Efficient data loading and processing are crucial to model training in machine learning (ML) and deep learning. This topic compares performances of loading data from an OssIterableDataset, OssMapDataset, and dataset created by using ossfs together with ImageFolder over internal endpoints and based on the OSS accelerator. You can optimize your data access based on performance test results provided in this topic.
Test description
Test scenarios: Test performance of reading data from datasets by using internal endpoints and accelerated endpoints.
Test data: The performance tests are performed based on approximately 1 TB of 10,000,000 images with an average size of 100 KB.
Test environment: The performance tests are performed based on a network-enhanced general-purpose g7nex Elastic Compute Service (ECS) instance with 128 vCPUs, 512 GB of memory, and 160 Gbit/s internal bandwidth.
Datasets: The dataset of type OssIterableDataset and the dataset of type OssMapDataset are created by using OSS Connector for AI/ML. The dataset of type ossfs with ImageFolder is created by using ossfs.
Performance tests
Test parameters
Parameter
Value/Operation
Description
dataloader batch size
256
Each batch task processes 256 samples.
dataloader workers
32
Data is loaded in parallel by using 32 processes.
transform
trans = transforms.Compose([ transforms.Resize(256), transforms.CenterCrop(224), transforms.ToTensor(), transforms.Normalize(mean=[0.485, 0.456, 0.406], std=[0.229, 0.224, 0.225]) ]) def transform(object): img = Image.open(io.BytesIO(object.read())).convert('RGB') val = trans(img) return val, object.label
Data is preprocessed.
Test results
Dataset created by using
Dataset type
Use the internal endpoint
Use the OSS accelerator for data preloading and the accelerated endpoint for accelerated access
OSS Connector for AI/ML
OssIterableDataset
4582 img/s
4744 img/s
OssMapDataset
4010 img/s
4370 img/s
Ossfs with ImageFolder
56 img/s
251 img/s
Optimal performance tests
Test parameters
Parameter
Value/Operation
Description
dataloader batch size
256
Each batch task processes 256 samples.
dataloader workers
32
Data is loaded in parallel by using 32 processes.
transform
def transform(object): data = object.read() return object.key, object.label
Data is not preprocessed.
Test results
Dataset created by using
Dataset type
Use the internal endpoint
Use the OSS accelerator for data preloading and the accelerated endpoint for accelerated access
OSS Connector for AI/ML
OssIterableDataset
99920 img/s
123043 img/s
OssMapDataset
56564 img/s
78264 img/s
Performance data analysis
When data is read from datasets, OssIterableDataset and OssMapDataset datasets offer significantly better performance compared with datasets created using ossfs and ImageFolder. Specifically, it is approximately 80 times faster when the OSS accelerator is not used and approximately 18 times faster when the OSS accelerator is utilized.
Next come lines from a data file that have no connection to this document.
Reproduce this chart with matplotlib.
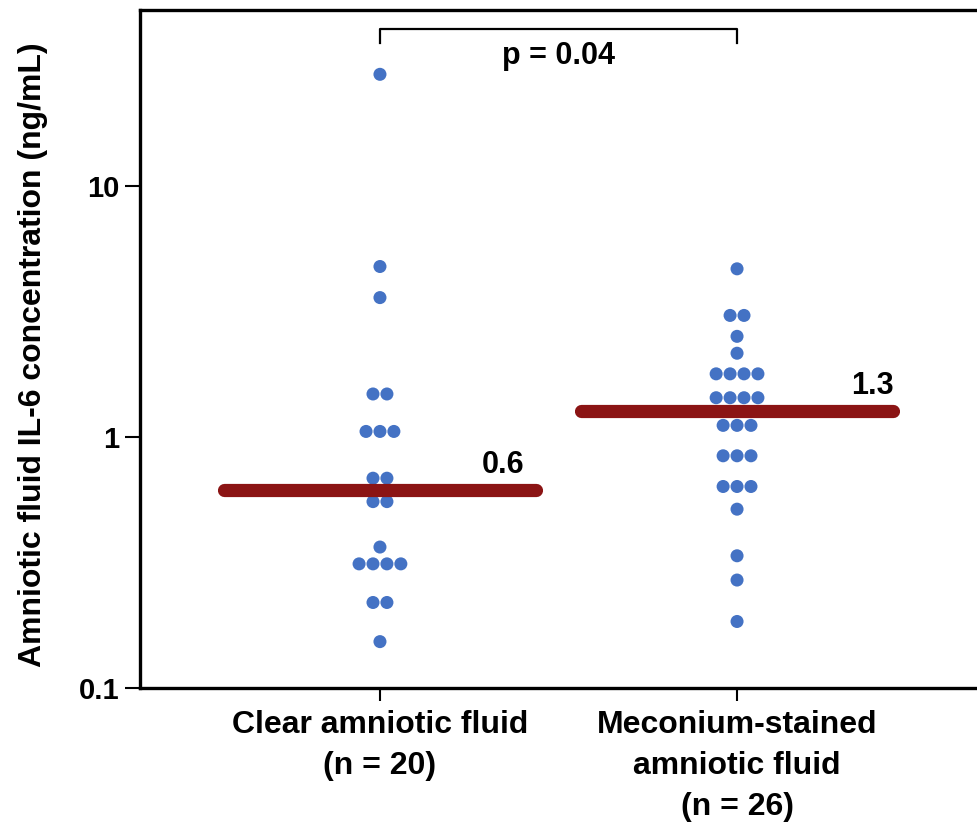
import numpy as np
import matplotlib.pyplot as plt

plt.rcParams['font.family'] = ['Liberation Sans', 'DejaVu Sans']

# IL-6 values (ng/mL)
clear_vals = [27.7, 4.76, 3.58, 1.48, 1.48, 1.05, 1.05, 1.05, 0.684, 0.684,
              0.552, 0.552, 0.364, 0.312, 0.312, 0.312, 0.312, 0.219, 0.219, 0.153]
mec_vals = [4.66, 3.04, 3.04, 2.51, 2.15, 1.78, 1.78, 1.78, 1.78, 1.43, 1.43, 1.43, 1.43,
            1.11, 1.11, 1.11, 0.84, 0.84, 0.84, 0.634, 0.634, 0.634, 0.515, 0.336, 0.269, 0.184]
medians = [0.615, 1.27]
median_labels = ['0.6', '1.3']
groups = ['Clear amniotic fluid\n(n = 20)', 'Meconium-stained\namniotic fluid\n(n = 26)']
p_text = 'p = 0.04'

dot_col = '#4472C4'
med_col = '#8B1414'
gap = 0.039
label_dx = [0.405, 0.44]


def swarm_x(center, vals):
    # put equal values side by side, centred on the group
    uniq = []
    for v in vals:
        if v not in uniq:
            uniq.append(v)
    xs, ys = [], []
    for u in uniq:
        n = vals.count(u)
        for i in range(n):
            xs.append(center + (i - (n - 1) / 2) * gap)
            ys.append(u)
    return xs, ys


fig = plt.figure(figsize=(9.77, 8.23), dpi=100)
ax = fig.add_axes([0.1433, 0.164, 0.8567, 0.824])

for k, vals in enumerate([clear_vals, mec_vals]):
    xs, ys = swarm_x(k, vals)
    ax.scatter(xs, ys, s=88, color=dot_col, edgecolors='none', zorder=2)
    ax.plot([k - 0.437, k + 0.437], [medians[k], medians[k]], color=med_col,
            lw=9.5, solid_capstyle='round', zorder=3)
    ax.annotate(median_labels[k], (k + label_dx[k], medians[k]), xytext=(0, 7),
                textcoords='offset points', ha='right', va='bottom',
                fontsize=22, fontweight='bold')

# significance bracket
ax.plot([0, 0, 1, 1], [37.0, 41.8, 41.8, 37.0], color='black', lw=1.6, clip_on=False)
ax.text(0.5, 37.5, p_text, ha='center', va='top', fontsize=22, fontweight='bold')

ax.set_yscale('log')
ax.set_ylim(0.1, 50)
ax.set_xlim(-0.672, 1.672)
ax.set_yticks([0.1, 1, 10])
ax.set_yticklabels(['0.1', '1', '10'], fontsize=21, fontweight='bold')
ax.yaxis.set_minor_locator(plt.NullLocator())
ax.set_xticks([0, 1])
ax.set_xticklabels(groups, fontsize=23, fontweight='bold', linespacing=1.48)
ax.set_ylabel('Amniotic fluid IL-6 concentration (ng/mL)', fontsize=23, fontweight='bold')
ax.yaxis.set_label_coords(-0.11, 0.492)

for s in ['left', 'top', 'bottom']:
    ax.spines[s].set_linewidth(2.4)
ax.spines['right'].set_visible(False)
ax.tick_params(axis='both', width=1.5, direction='out')
ax.tick_params(axis='y', length=11, pad=4)
ax.tick_params(axis='x', length=9, pad=7)

fig.savefig('out.png', dpi=100)
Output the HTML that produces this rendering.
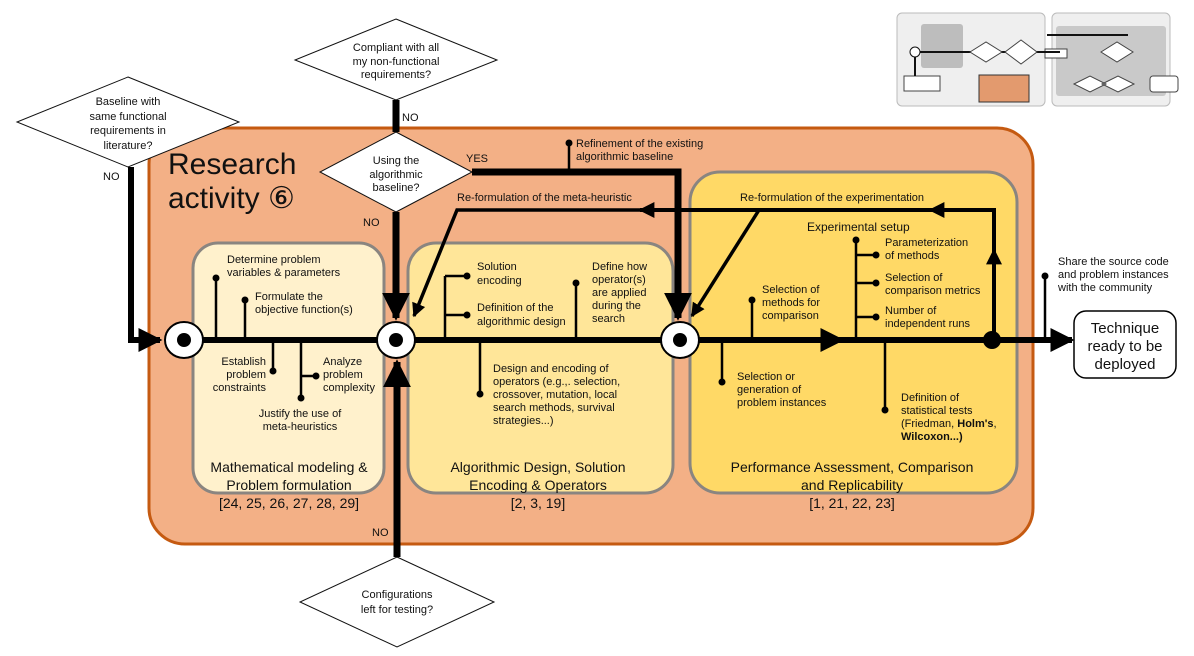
<!DOCTYPE html>
<html><head><meta charset="utf-8"><style>
html,body{margin:0;padding:0;background:#fff}
svg{display:block}
text{font-family:"Liberation Sans",sans-serif;font-size:11px;fill:#111}
.t{font-size:14px}
</style></head><body>
<svg width="1194" height="656" viewBox="0 0 1194 656" xmlns="http://www.w3.org/2000/svg">
<defs>
<marker id="ah" viewBox="0 0 10 10" refX="9" refY="5" markerWidth="4" markerHeight="4" orient="auto-start-reverse"><path d="M0,0 L10,5 L0,10 z" fill="#000"/></marker>
</defs>
<!-- minimap -->
<g>
<rect x="897" y="13" width="148" height="93" rx="5" fill="#efefef" stroke="#bbb"/>
<rect x="1052" y="13" width="118" height="93" rx="5" fill="#efefef" stroke="#bbb"/>
<rect x="921" y="24" width="42" height="44" rx="3" fill="#bdbdbd"/>
<rect x="1056" y="26" width="110" height="70" rx="3" fill="#c9c9c9"/>
<rect x="979" y="75" width="50" height="27" fill="#e39a6e" stroke="#333"/>
<rect x="1150" y="76" width="28" height="16" rx="3" fill="#fff" stroke="#444"/>
<rect x="904" y="76" width="36" height="15" fill="#fff" stroke="#444"/>
<rect x="1045" y="49" width="22" height="9" fill="#fff" stroke="#444"/>
<path d="M915,52 H1060 M915,52 V76 M1047,35 H1128" stroke="#111" stroke-width="2" fill="none"/>
<path d="M970,52 l16,-10 l16,10 l-16,10z M1005,52 l16,-12 l16,12 l-16,12z M1101,52 l16,-10 l16,10 l-16,10z M1074,84 l16,-8 l16,8 l-16,8z M1102,84 l16,-8 l16,8 l-16,8z" fill="#fff" stroke="#444"/>
<circle cx="915" cy="52" r="5" fill="#fff" stroke="#111"/>
</g>
<!-- outer orange -->
<rect x="149" y="128" width="884" height="416" rx="36" fill="#f3b086" stroke="#c55a11" stroke-width="3"/>
<text x="168" y="174" style="font-size:30px">Research</text>
<text x="168" y="208" style="font-size:30px">activity ⑥</text>
<!-- inner boxes -->
<rect x="193" y="243" width="191" height="250" rx="25" fill="#fff1cc" stroke="#8a8580" stroke-width="3"/>
<rect x="408" y="243" width="265" height="250" rx="28" fill="#ffe699" stroke="#8a8580" stroke-width="3"/>
<rect x="690" y="172" width="327" height="321" rx="30" fill="#ffd966" stroke="#8a8580" stroke-width="3"/>
<!-- diamonds -->
<path d="M396,19 L497,60 L396,100 L295,60z" fill="#fff" stroke="#111"/>
<path d="M128,77 L239,122 L128,167 L17,122z" fill="#fff" stroke="#111"/>
<path d="M396,132 L472,172 L396,212 L320,172z" fill="#fff" stroke="#111"/>
<path d="M397,557 L494,602 L397,647 L300,602z" fill="#fff" stroke="#111"/>
<g text-anchor="middle" style="font-size:12px">
<text x="396" y="51">Compliant with all</text><text x="396" y="65">my non-functional</text><text x="396" y="78">requirements?</text>
<text x="128" y="105">Baseline with</text><text x="128" y="120">same functional</text><text x="128" y="134">requirements in</text><text x="128" y="149">literature?</text>
<text x="396" y="164">Using the</text><text x="396" y="178">algorithmic</text><text x="396" y="191">baseline?</text>
<text x="397" y="598">Configurations</text><text x="397" y="613">left for testing?</text>
</g>
<!-- thick connectors -->
<g stroke="#000" fill="none">
<path d="M396,100 V132" stroke-width="7"/>
<path d="M131,167 V340 H160" stroke-width="6" marker-end="url(#ah)"/>
<path d="M396,212 V318" stroke-width="7" marker-end="url(#ah)"/>
<path d="M472,172 H678 V318" stroke-width="7" marker-end="url(#ah)"/>
<path d="M397,557 V362" stroke-width="7" marker-end="url(#ah)"/>
<path d="M165,340 H1068" stroke-width="6"/>
<path d="M800,340 H842" stroke-width="6" marker-end="url(#ah)"/>
<path d="M1040,340 H1072" stroke-width="6" marker-end="url(#ah)"/>
<path d="M994,340 V250" stroke-width="4" marker-end="url(#ah)"/>
<path d="M994,270 V210 H930" stroke-width="4" marker-end="url(#ah)"/>
<path d="M950,210 H640" stroke-width="4" marker-end="url(#ah)"/>
<path d="M660,210 H457 L414,316" stroke-width="3.5" marker-end="url(#ah)"/>
<path d="M759,210 L692,316" stroke-width="3.5" marker-end="url(#ah)"/>
</g>
<text x="402" y="121">NO</text>
<text x="103" y="180">NO</text>
<text x="466" y="162">YES</text>
<text x="363" y="226">NO</text>
<text x="372" y="536">NO</text>
<text x="576" y="147">Refinement of the existing</text><text x="576" y="160">algorithmic baseline</text>
<text x="457" y="201">Re-formulation of the meta-heuristic</text>
<text x="740" y="201">Re-formulation of the experimentation</text>
<!-- thin stems -->
<g stroke="#000" stroke-width="2.5" fill="none">
<path d="M569,143 V172"/>
<path d="M216,278 V340 M245,300 V340"/>
<path d="M273,340 V371 M301,340 V398 M301,376 H316"/>
<path d="M445,276 V340 M445,276 H467 M445,315 H467"/>
<path d="M576,283 V340 M480,340 V394"/>
<path d="M752,300 V340 M722,340 V382"/>
<path d="M856,240 V340 M856,255 H876 M856,283 H876 M856,317 H876"/>
<path d="M885,340 V410"/>
<path d="M1045,276 V340"/>
</g>
<g fill="#000">
<circle cx="569" cy="143" r="3.5"/><circle cx="216" cy="278" r="3.5"/><circle cx="245" cy="300" r="3.5"/>
<circle cx="273" cy="371" r="3.5"/><circle cx="301" cy="398" r="3.5"/><circle cx="316" cy="376" r="3.5"/>
<circle cx="467" cy="276" r="3.5"/><circle cx="467" cy="315" r="3.5"/><circle cx="576" cy="283" r="3.5"/>
<circle cx="480" cy="394" r="3.5"/><circle cx="752" cy="300" r="3.5"/><circle cx="722" cy="382" r="3.5"/>
<circle cx="856" cy="240" r="3.5"/><circle cx="876" cy="255" r="3.5"/><circle cx="876" cy="283" r="3.5"/><circle cx="876" cy="317" r="3.5"/>
<circle cx="885" cy="410" r="3.5"/><circle cx="1045" cy="276" r="3.5"/>
<circle cx="992" cy="340" r="9"/>
</g>
<!-- circles -->
<g stroke="#000" stroke-width="2" fill="#fff">
<ellipse cx="184" cy="340" rx="19" ry="18"/><ellipse cx="396" cy="340" rx="19" ry="18"/><ellipse cx="680" cy="340" rx="19" ry="18"/>
</g>
<g fill="#000"><circle cx="184" cy="340" r="7"/><circle cx="396" cy="340" r="7"/><circle cx="680" cy="340" r="7"/></g>
<!-- labels -->
<text x="227" y="263">Determine problem</text><text x="227" y="276">variables &amp; parameters</text>
<text x="255" y="300">Formulate the</text><text x="255" y="313">objective function(s)</text>
<g text-anchor="end"><text x="266" y="365">Establish</text><text x="266" y="378">problem</text><text x="266" y="391">constraints</text></g>
<text x="323" y="365">Analyze</text><text x="323" y="378">problem</text><text x="323" y="391">complexity</text>
<g text-anchor="middle"><text x="300" y="417">Justify the use of</text><text x="300" y="430">meta-heuristics</text></g>
<text x="477" y="270">Solution</text><text x="477" y="284">encoding</text>
<text x="477" y="311">Definition of the</text><text x="477" y="325">algorithmic design</text>
<text x="592" y="270">Define how</text><text x="592" y="283">operator(s)</text><text x="592" y="296">are applied</text><text x="592" y="309">during the</text><text x="592" y="322">search</text>
<text x="493" y="372">Design and encoding of</text><text x="493" y="385">operators (e.g.,. selection,</text><text x="493" y="398">crossover, mutation, local</text><text x="493" y="411">search methods, survival</text><text x="493" y="424">strategies...)</text>
<text x="807" y="231" style="font-size:12px">Experimental setup</text>
<text x="885" y="246">Parameterization</text><text x="885" y="259">of methods</text>
<text x="885" y="281">Selection of</text><text x="885" y="294">comparison metrics</text>
<text x="885" y="314">Number of</text><text x="885" y="327">independent runs</text>
<text x="762" y="293">Selection of</text><text x="762" y="306">methods for</text><text x="762" y="319">comparison</text>
<text x="737" y="380">Selection or</text><text x="737" y="393">generation of</text><text x="737" y="406">problem instances</text>
<text x="901" y="401">Definition of</text><text x="901" y="414">statistical tests</text><text x="901" y="427">(Friedman, <tspan font-weight="bold">Holm's</tspan>,</text><text x="901" y="440" font-weight="bold">Wilcoxon...)</text>
<text x="1058" y="265">Share the source code</text><text x="1058" y="278">and problem instances</text><text x="1058" y="291">with the community</text>
<g text-anchor="middle" class="t">
<text x="289" y="472" class="t">Mathematical modeling &amp;</text><text x="289" y="490" class="t">Problem formulation</text><text x="289" y="508" class="t">[24, 25, 26, 27, 28, 29]</text>
<text x="538" y="472" class="t">Algorithmic Design, Solution</text><text x="538" y="490" class="t">Encoding &amp; Operators</text><text x="538" y="508" class="t">[2, 3, 19]</text>
<text x="852" y="472" class="t">Performance Assessment, Comparison</text><text x="852" y="490" class="t">and Replicability</text><text x="852" y="508" class="t">[1, 21, 22, 23]</text>
</g>
<rect x="1074" y="311" width="102" height="67" rx="12" fill="#fff" stroke="#000" stroke-width="1.5"/>
<g text-anchor="middle" style="font-size:15px"><text x="1125" y="333" style="font-size:15px">Technique</text><text x="1125" y="351" style="font-size:15px">ready to be</text><text x="1125" y="369" style="font-size:15px">deployed</text></g>
</svg>
</body></html>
The performance tests show that OSS Connector for AI/ML can significantly improve the data processing speed and model training efficiency.
Reading data from OssIterableDataset and OssMapDataset datasets with the OSS accelerator enabled is approximately 1.6 times faster than reading with the OSS accelerator disabled. OSS Connector for AI/ML can handle highly concurrent access at a high bandwidth level when the OSS accelerator is disabled. Combining OSS Connector for AI/ML with the OSS accelerator provides even more powerful performance.
Conclusion
You can use OSS Connector for AI/ML in your Python code to access OSS objects in streams. OSS Connector for AI/ML can increase data read speeds and is suitable for most model training scenarios. If you want higher data processing performance for model training, you can use OSS Connector for AI/ML together with the OSS accelerator.